* **Work required**
Retype nothing but the lines from the start of the material up to and including the line with "const STRETCH = 1.14;". Pictures don't belong in the copy.

* **Supplied entries**
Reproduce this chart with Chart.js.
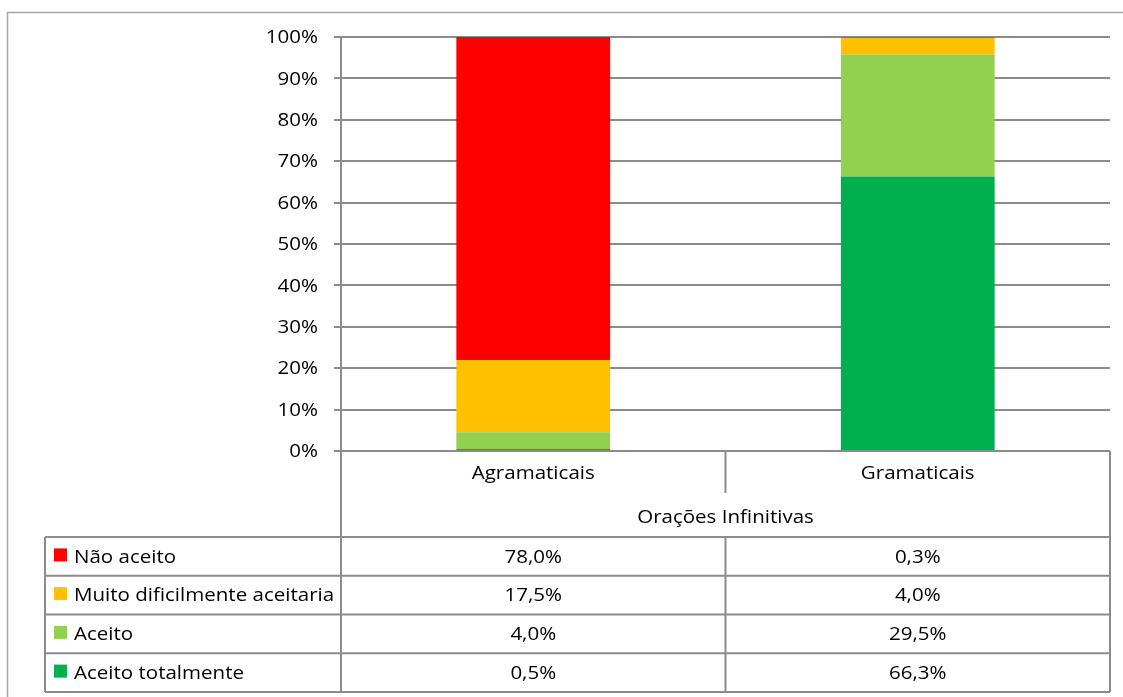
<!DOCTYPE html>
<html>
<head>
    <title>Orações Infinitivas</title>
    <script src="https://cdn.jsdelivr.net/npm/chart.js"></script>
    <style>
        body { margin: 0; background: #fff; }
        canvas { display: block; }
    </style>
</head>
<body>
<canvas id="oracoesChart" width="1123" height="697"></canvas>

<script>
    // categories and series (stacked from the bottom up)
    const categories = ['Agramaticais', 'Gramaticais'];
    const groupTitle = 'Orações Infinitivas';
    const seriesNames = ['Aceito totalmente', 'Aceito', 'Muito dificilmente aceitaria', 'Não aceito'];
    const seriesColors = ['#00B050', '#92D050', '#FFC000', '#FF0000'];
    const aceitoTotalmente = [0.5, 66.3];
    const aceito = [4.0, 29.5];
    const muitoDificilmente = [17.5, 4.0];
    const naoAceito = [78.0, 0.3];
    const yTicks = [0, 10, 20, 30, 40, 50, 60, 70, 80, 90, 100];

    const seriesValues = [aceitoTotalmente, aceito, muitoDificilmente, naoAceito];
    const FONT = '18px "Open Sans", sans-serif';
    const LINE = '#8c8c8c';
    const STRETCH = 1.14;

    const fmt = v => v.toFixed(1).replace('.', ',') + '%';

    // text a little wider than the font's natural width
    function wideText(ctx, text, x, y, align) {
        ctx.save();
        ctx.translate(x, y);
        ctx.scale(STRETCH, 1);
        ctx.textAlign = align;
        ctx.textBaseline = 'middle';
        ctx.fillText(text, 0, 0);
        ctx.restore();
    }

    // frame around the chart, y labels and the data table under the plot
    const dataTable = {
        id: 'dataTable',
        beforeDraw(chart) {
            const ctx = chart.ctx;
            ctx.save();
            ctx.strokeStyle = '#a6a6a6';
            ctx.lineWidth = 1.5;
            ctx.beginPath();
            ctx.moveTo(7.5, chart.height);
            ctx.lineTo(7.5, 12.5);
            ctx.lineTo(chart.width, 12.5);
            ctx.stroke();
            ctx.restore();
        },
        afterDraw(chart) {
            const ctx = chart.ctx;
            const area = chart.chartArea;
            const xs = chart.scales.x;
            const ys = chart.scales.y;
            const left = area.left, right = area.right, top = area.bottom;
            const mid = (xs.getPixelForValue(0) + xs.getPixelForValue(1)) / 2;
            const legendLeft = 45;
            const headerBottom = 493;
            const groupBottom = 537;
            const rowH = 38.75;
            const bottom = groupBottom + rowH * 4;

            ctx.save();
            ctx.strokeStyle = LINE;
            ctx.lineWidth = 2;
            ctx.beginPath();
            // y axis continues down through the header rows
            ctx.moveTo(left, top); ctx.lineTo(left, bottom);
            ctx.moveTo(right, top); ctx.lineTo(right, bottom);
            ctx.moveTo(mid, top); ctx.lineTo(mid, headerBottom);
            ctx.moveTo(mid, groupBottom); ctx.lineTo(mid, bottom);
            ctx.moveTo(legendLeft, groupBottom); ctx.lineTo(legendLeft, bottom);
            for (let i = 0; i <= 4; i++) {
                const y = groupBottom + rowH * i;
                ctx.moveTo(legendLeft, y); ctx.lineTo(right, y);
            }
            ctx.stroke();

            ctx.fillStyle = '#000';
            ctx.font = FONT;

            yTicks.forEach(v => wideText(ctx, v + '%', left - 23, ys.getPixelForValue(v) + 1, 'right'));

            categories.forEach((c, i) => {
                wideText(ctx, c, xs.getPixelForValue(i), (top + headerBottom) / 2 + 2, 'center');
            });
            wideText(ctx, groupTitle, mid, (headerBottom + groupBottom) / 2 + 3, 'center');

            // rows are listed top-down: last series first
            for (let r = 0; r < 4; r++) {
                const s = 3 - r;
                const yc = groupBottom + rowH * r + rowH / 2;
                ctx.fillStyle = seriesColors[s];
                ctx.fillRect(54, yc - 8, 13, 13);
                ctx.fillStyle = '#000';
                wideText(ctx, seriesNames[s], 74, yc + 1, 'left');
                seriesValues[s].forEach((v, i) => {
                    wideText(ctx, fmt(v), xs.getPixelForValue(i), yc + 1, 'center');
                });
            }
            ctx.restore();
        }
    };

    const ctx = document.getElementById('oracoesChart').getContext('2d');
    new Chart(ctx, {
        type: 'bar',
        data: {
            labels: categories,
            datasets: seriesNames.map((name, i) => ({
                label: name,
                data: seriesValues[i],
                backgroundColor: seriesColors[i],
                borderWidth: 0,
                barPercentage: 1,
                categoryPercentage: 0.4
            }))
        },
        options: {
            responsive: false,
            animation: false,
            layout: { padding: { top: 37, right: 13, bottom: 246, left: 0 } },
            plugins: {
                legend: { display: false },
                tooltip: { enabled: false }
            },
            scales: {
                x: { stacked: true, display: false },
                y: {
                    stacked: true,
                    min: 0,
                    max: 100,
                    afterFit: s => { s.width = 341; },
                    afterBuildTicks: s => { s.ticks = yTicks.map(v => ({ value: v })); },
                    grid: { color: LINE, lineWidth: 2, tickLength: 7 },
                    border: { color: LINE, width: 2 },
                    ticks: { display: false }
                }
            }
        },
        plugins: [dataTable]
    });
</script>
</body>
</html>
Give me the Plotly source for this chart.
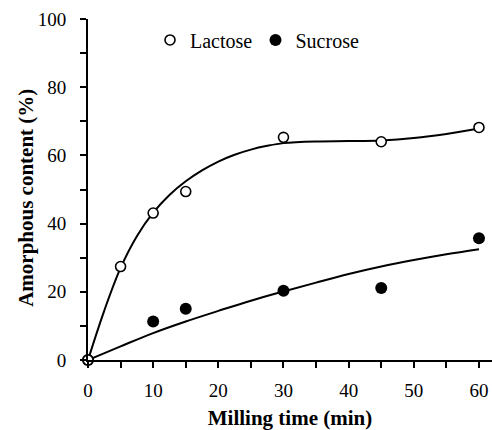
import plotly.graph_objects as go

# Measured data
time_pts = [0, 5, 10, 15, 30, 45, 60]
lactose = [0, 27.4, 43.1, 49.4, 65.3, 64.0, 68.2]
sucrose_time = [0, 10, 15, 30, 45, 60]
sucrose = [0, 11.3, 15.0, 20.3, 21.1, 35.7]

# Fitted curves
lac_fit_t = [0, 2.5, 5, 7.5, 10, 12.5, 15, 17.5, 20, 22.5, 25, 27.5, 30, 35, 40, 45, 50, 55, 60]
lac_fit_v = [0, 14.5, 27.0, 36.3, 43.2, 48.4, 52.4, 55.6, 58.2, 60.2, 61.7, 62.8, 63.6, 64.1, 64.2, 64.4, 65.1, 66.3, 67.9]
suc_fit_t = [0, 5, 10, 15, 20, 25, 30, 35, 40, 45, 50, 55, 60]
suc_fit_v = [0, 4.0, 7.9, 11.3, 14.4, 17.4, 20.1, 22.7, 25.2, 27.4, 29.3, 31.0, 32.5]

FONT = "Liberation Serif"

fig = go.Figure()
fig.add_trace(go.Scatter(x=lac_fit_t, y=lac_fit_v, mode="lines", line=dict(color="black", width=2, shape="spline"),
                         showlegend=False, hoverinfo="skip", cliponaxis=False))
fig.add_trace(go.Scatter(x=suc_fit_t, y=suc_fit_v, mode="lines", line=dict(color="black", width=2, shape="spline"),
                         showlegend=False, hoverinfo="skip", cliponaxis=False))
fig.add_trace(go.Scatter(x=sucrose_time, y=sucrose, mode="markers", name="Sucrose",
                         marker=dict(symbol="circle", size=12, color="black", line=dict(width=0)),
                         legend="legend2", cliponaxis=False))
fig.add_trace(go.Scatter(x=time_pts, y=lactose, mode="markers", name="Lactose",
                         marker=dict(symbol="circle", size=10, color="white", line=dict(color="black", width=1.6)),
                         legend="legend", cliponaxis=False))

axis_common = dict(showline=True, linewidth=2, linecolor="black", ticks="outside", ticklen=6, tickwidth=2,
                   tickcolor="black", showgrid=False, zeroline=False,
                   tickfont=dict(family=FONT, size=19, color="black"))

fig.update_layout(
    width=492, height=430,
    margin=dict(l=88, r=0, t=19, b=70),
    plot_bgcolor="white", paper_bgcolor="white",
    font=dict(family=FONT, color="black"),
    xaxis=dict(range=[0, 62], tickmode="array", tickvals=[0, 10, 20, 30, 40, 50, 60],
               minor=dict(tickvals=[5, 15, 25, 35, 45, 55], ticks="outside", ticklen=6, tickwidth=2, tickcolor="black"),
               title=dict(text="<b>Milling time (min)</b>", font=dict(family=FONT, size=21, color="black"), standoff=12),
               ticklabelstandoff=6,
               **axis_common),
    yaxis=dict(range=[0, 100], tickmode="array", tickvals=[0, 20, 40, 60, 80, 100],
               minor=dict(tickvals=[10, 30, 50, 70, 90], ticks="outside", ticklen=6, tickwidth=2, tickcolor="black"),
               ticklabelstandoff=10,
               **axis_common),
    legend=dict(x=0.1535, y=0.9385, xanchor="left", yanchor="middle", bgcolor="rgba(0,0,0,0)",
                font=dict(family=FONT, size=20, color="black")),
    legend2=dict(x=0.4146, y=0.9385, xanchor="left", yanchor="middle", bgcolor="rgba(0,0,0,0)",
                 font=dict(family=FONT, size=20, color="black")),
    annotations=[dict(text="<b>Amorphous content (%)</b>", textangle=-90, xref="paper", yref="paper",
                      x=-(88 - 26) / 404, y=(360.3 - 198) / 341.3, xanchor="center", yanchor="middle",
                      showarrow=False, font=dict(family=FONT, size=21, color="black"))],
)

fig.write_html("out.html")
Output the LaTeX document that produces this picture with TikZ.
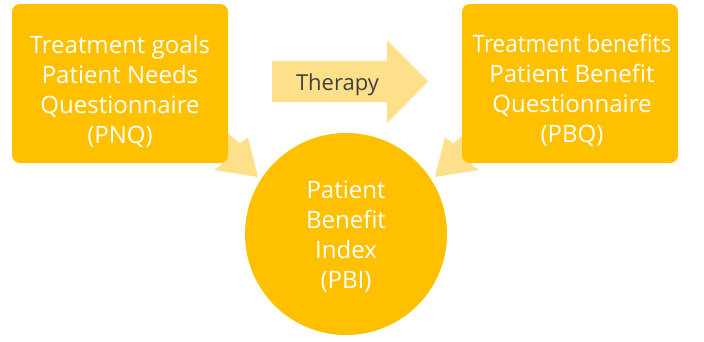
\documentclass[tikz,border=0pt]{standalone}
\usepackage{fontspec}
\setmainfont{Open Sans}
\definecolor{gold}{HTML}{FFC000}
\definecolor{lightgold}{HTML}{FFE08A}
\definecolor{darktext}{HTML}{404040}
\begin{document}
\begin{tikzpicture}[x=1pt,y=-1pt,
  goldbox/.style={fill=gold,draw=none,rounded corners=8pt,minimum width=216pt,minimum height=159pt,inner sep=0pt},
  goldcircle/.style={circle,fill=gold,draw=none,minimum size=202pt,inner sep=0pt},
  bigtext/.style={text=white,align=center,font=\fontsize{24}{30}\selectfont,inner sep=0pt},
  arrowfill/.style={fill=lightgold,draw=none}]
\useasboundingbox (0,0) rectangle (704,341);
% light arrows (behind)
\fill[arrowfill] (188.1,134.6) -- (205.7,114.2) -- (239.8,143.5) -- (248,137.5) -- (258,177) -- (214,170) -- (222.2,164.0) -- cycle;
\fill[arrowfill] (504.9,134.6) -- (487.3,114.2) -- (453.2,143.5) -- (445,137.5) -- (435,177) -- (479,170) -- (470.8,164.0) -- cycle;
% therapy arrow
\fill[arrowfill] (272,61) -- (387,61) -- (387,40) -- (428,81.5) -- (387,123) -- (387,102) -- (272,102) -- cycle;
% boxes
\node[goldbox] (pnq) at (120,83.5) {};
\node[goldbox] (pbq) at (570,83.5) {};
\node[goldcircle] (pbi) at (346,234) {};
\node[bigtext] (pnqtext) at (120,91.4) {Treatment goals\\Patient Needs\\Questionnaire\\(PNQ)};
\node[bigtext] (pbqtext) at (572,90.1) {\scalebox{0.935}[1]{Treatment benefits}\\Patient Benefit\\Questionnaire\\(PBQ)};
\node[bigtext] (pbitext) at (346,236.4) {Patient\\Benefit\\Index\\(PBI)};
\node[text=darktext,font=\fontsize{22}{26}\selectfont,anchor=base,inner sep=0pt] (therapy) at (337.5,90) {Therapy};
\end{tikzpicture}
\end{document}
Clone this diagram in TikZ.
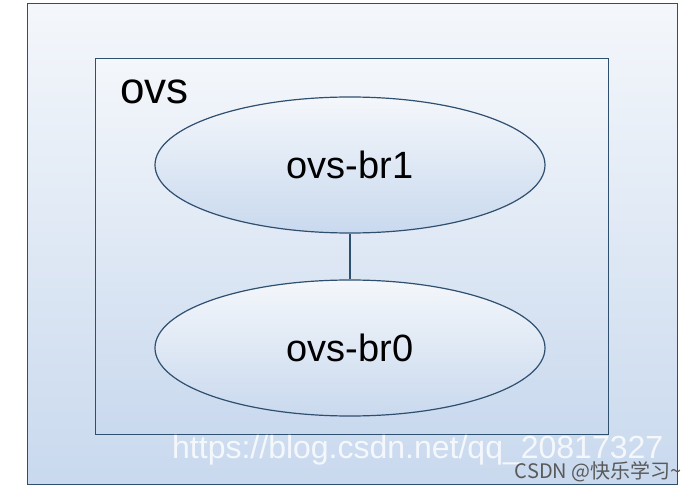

* **Output of the task**
Reproduce this chart with Chart.js.
<!DOCTYPE html>
<html>
<head>
    <title>Orações Infinitivas</title>
    <script src="https://cdn.jsdelivr.net/npm/chart.js"></script>
    <style>
        body { margin: 0; background: #fff; }
        canvas { display: block; }
    </style>
</head>
<body>
<canvas id="oracoesChart" width="1123" height="697"></canvas>

<script>
    // categories and series (stacked from the bottom up)
    const categories = ['Agramaticais', 'Gramaticais'];
    const groupTitle = 'Orações Infinitivas';
    const seriesNames = ['Aceito totalmente', 'Aceito', 'Muito dificilmente aceitaria', 'Não aceito'];
    const seriesColors = ['#00B050', '#92D050', '#FFC000', '#FF0000'];
    const aceitoTotalmente = [0.5, 66.3];
    const aceito = [4.0, 29.5];
    const muitoDificilmente = [17.5, 4.0];
    const naoAceito = [78.0, 0.3];
    const yTicks = [0, 10, 20, 30, 40, 50, 60, 70, 80, 90, 100];

    const seriesValues = [aceitoTotalmente, aceito, muitoDificilmente, naoAceito];
    const FONT = '18px "Open Sans", sans-serif';
    const LINE = '#8c8c8c';
    const STRETCH = 1.14;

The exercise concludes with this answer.